Теперь бренды, как мне кажется, не хотят брать на себя излишние риски, поэтому им легче взять в партнеры небольшую компанию, как Nike сделал с Alyx и A-Cold-Wall, и выпустить совместную коллекцию. У компаний вроде Nike целый штат одаренных и очень профессиональных дизайнеров, которые могут делать все самостоятельно, это очень прогрессивный бизнес — просто таким корпорациям не хочется производить продукт, который не примут на рынке. Запуск Nike Vapormax мне показался не самым большим успехом, и Nike очень быстро переключился на силуэт React в абсолютно другой технологии изготовления подошвы и ином дизайне. Риски высоки, это гигантская индустрия, очень большой бизнес — и если вложения не отобьются, то это очень большой убыток.
А какой вы видите российскую индустрию?
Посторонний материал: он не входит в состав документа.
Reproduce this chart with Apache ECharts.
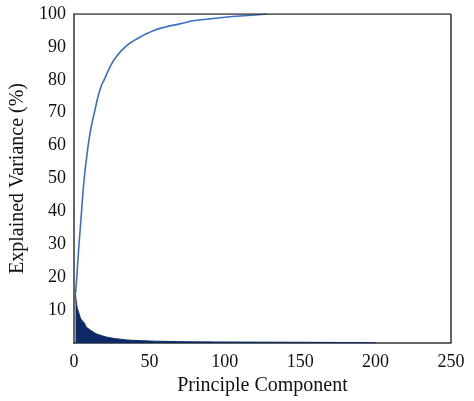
<!DOCTYPE html><html><head><meta charset="utf-8"><script src="https://cdn.jsdelivr.net/npm/echarts@6/dist/echarts.min.js"></script></head><body style="margin:0;background:#fff"><div id="c" style="width:474px;height:401px"></div><script>
var cumX=[1,2,3,4,5,6,7,8,10,12,14,16,18,20,24,28,34,40,46,53,60,70,80,90,100,110,120,128];
var cumY=[15,21,28,34,40,46,51,55,62,67,71,75,78,80,84,87,90,92,93.5,95,96,97,98,98.5,99,99.4,99.7,100];
var indX=[1,2,3,4,5,6,7,8,10,12,14,16,18,20,24,28,32,36,40,50,60,80,100,130,160,200];
var indY=[15,11,9.5,8,7,6.5,6,5,4.2,3.6,3,2.6,2.3,2,1.6,1.3,1.1,0.9,0.8,0.6,0.5,0.35,0.3,0.25,0.2,0.1];
var ch=echarts.init(document.getElementById('c'));
var f='"Liberation Serif", "Times New Roman", serif';
ch.setOption({animation:false,
grid:{left:69,right:23,top:14,bottom:55},
xAxis:{type:'value',min:0,max:250,interval:50,name:'Principle Component',nameLocation:'middle',nameGap:33,
 nameTextStyle:{fontFamily:f,fontSize:20,color:'#111'},
 axisLine:{lineStyle:{color:'#333',width:1.5}},axisTick:{show:false},splitLine:{show:false},
 axisLabel:{fontFamily:f,fontSize:18,color:'#111',margin:10}},
yAxis:{type:'value',min:0,max:100,interval:10,name:'Explained Variance (%)',nameLocation:'middle',nameGap:46,
 nameTextStyle:{fontFamily:f,fontSize:20,color:'#111'},
 axisLine:{show:true,lineStyle:{color:'#333',width:1.5}},axisTick:{show:false},splitLine:{show:false},
 axisLabel:{fontFamily:f,fontSize:18,color:'#111',margin:8,formatter:function(v){return v===0?'':v;}}},
series:[
{type:'line',data:indX.map(function(x,i){return [x,indY[i]];}),symbol:'none',smooth:true,
 lineStyle:{color:'#0d2a66',width:1},areaStyle:{color:'#0d2a66',opacity:1}},
{type:'line',data:cumX.map(function(x,i){return [x,cumY[i]];}),symbol:'none',smooth:true,
 lineStyle:{color:'#3a6fc4',width:1.6}},
{type:'line',data:[[0,100],[250,100]],symbol:'none',lineStyle:{color:'#333',width:1.5},silent:true},
{type:'line',data:[[250,0],[250,100]],symbol:'none',lineStyle:{color:'#333',width:1.5},silent:true}
]});
</script></body></html>
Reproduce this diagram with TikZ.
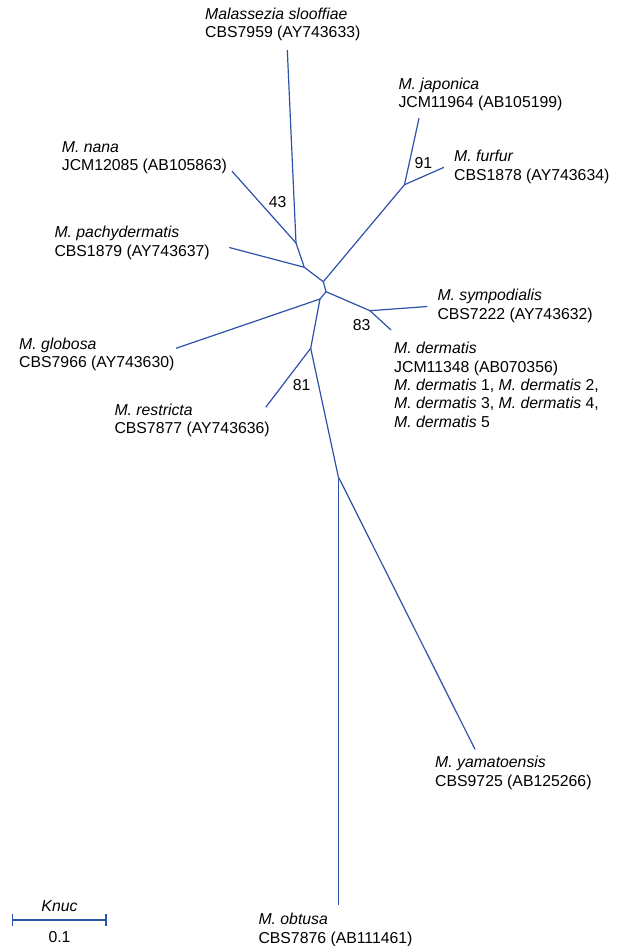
\documentclass[tikz,border=0pt]{standalone}
\usepackage{fontspec}
\setmainfont{Liberation Sans}
\usepackage{tikz}
\usetikzlibrary{arrows,positioning,calc}

\definecolor{treeblue}{RGB}{45,82,170}

\begin{document}
\begin{tikzpicture}[x=1pt,y=-1pt,
  branch/.style={draw=treeblue,line width=1.2pt},
  taxon/.style={anchor=north west,inner sep=0pt,align=left,font=\fontsize{15.8}{18.4}\selectfont},
  boot/.style={inner sep=0pt,font=\fontsize{15.8}{18.4}\selectfont}]
\useasboundingbox (0,0) rectangle (622,946);

% Inner nodes
\coordinate (nA) at (296,243);
\coordinate (nB) at (304.3,267.3);
\coordinate (nC) at (323.3,281.7);
\coordinate (nD) at (326,291.7);
\coordinate (nE) at (320,299);
\coordinate (n91) at (404.5,184.7);
\coordinate (n83) at (370,310.7);
\coordinate (n81) at (310.7,348.3);
\coordinate (nY) at (338.3,476.7);

% Leaves
\coordinate (tSlo) at (287.3,50);
\coordinate (tNana) at (232,171.2);
\coordinate (tPachy) at (229.3,247.5);
\coordinate (tJap) at (419,118.3);
\coordinate (tFurfur) at (444,167.3);
\coordinate (tSymp) at (427.3,306.5);
\coordinate (tDerm) at (391,330);
\coordinate (tGlob) at (176,348.3);
\coordinate (tRestr) at (265.7,407.3);
\coordinate (tObt) at (338.3,905);
\coordinate (tYama) at (475,749.3);

% Branches
\foreach \a/\b in {nA/tSlo, nA/tNana, nB/nA, nB/tPachy, nC/nB, nC/n91,
    n91/tJap, n91/tFurfur, nD/nC, nD/n83, n83/tSymp, n83/tDerm,
    nE/nD, nE/tGlob, nE/n81, n81/tRestr, n81/nY, nY/tObt, nY/tYama}
  \draw[branch] (\a) -- (\b);

% Taxon labels
\node[taxon] (lSlo) at (205,7.6) {\textit{Malassezia slooffiae}\\CBS7959 (AY743633)};
\node[taxon] (lJap) at (398.3,77.6) {\textit{M. japonica}\\JCM11964 (AB105199)};
\node[taxon] (lNana) at (61.7,141) {\textit{M. nana}\\JCM12085 (AB105863)};
\node[taxon] (lFurfur) at (454,150.3) {\textit{M. furfur}\\CBS1878 (AY743634)};
\node[taxon] (lPachy) at (54.3,226) {\textit{M. pachydermatis}\\CBS1879 (AY743637)};
\node[taxon] (lSymp) at (437.3,289.3) {\textit{M. sympodialis}\\CBS7222 (AY743632)};
\node[taxon] (lGlob) at (19,337.6) {\textit{M. globosa}\\CBS7966 (AY743630)};
\node[taxon] (lDerm) at (394,342) {\textit{M. dermatis}\\JCM11348 (AB070356)\\
  \textit{M. dermatis} 1, \textit{M. dermatis} 2,\\
  \textit{M. dermatis} 3, \textit{M. dermatis} 4,\\
  \textit{M. dermatis} 5};
\node[taxon] (lRestr) at (114.3,403.6) {\textit{M. restricta}\\CBS7877 (AY743636)};
\node[taxon] (lYama) at (435,756) {\textit{M. yamatoensis}\\CBS9725 (AB125266)};
\node[taxon] (lObt) at (258.3,913.3) {\textit{M. obtusa}\\CBS7876 (AB111461)};

% Bootstrap values
\node[boot] (b43) at (277.7,201.7) {43};
\node[boot] (b91) at (423.3,163.3) {91};
\node[boot] (b83) at (361.7,325) {83};
\node[boot] (b81) at (301.7,385) {81};

% Scale bar
\coordinate (sbL) at (12.7,920);
\coordinate (sbR) at (106,920);
\draw[branch] (sbL) -- (sbR);
\draw[branch] ($(sbL)+(0,-6)$) -- ($(sbL)+(0,6)$);
\draw[branch] ($(sbR)+(0,-6)$) -- ($(sbR)+(0,6)$);
\node[boot] (knuc) at (59.5,905.7) {\textit{Knuc}};
\node[boot] (sbVal) at (59.5,937.5) {0.1};
\end{tikzpicture}
\end{document}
Здесь система моды строится с нуля; вы наблюдали что-то подобное в начале нулевых в уличной моде в Берлине?
У вас есть амбассадоры, Гоша и Демна —
и даже Херон Престон, который использует кириллицу. Но по большому счету кроме этого в памяти не возникает ничего другого. Интересно, что я снова могу упомянуть Китай — многие люди, в том числе в моем дружеском кругу, считают, что в Китае сплошь одна индустрия фейка, фабрики пластиковых игрушек и все ездят на велосипедах.
То же самое про Россию — все очень закручено на стереотипах и силен зловещий, угрожающий образ.
В середине нулевых что-то похожее было с Японией: там начались важные для моды и культуры процессы, но на самом деле никто туда не ехал — Япония не воспринималась как туристическая страна. Сейчас очевидно, что поехать в Токио, — то же самое, что поехать в Нью-Йорк. Чтобы стать заметными, видимыми, нужна инициатива — ну и зловещий образ должен немного рассеяться.
Все еще существуют мировые центры моды — Париж и Нью-Йорк. Чтобы работать в индустрии, необходимо быть видимым и заметным: если тебя нет в этих мировых центрах, тебя нет нигде. Параллельно я вижу вспышку в Москве, что-то меняется в Сеуле и Шанхае, в перспективе это может сработать — байеры постоянно ищут новые имена, редакторы ищут новые лица. И, если ты виден, если тебя можно найти, если к тебе есть доступ, ты привлечешь внимание.
Необходимо искать. Если ты занимаешься искусством, то ищи галереи: Лондон, Берлин, Париж. То же справедливо и для моды: если этого нет в Берлине или Москве, есть смысл ехать в Париж, Шанхай или Сеул.
И еще одна важная вещь: нужно физически присутствовать в публичном поле, буквально быть везде. Затруднительно построить марку одежды, сидя в инстаграме. Новые поколения сильно полагаются на соцсети, но нужно рассказывать, общаться, коммуницировать, продвигать — и лично!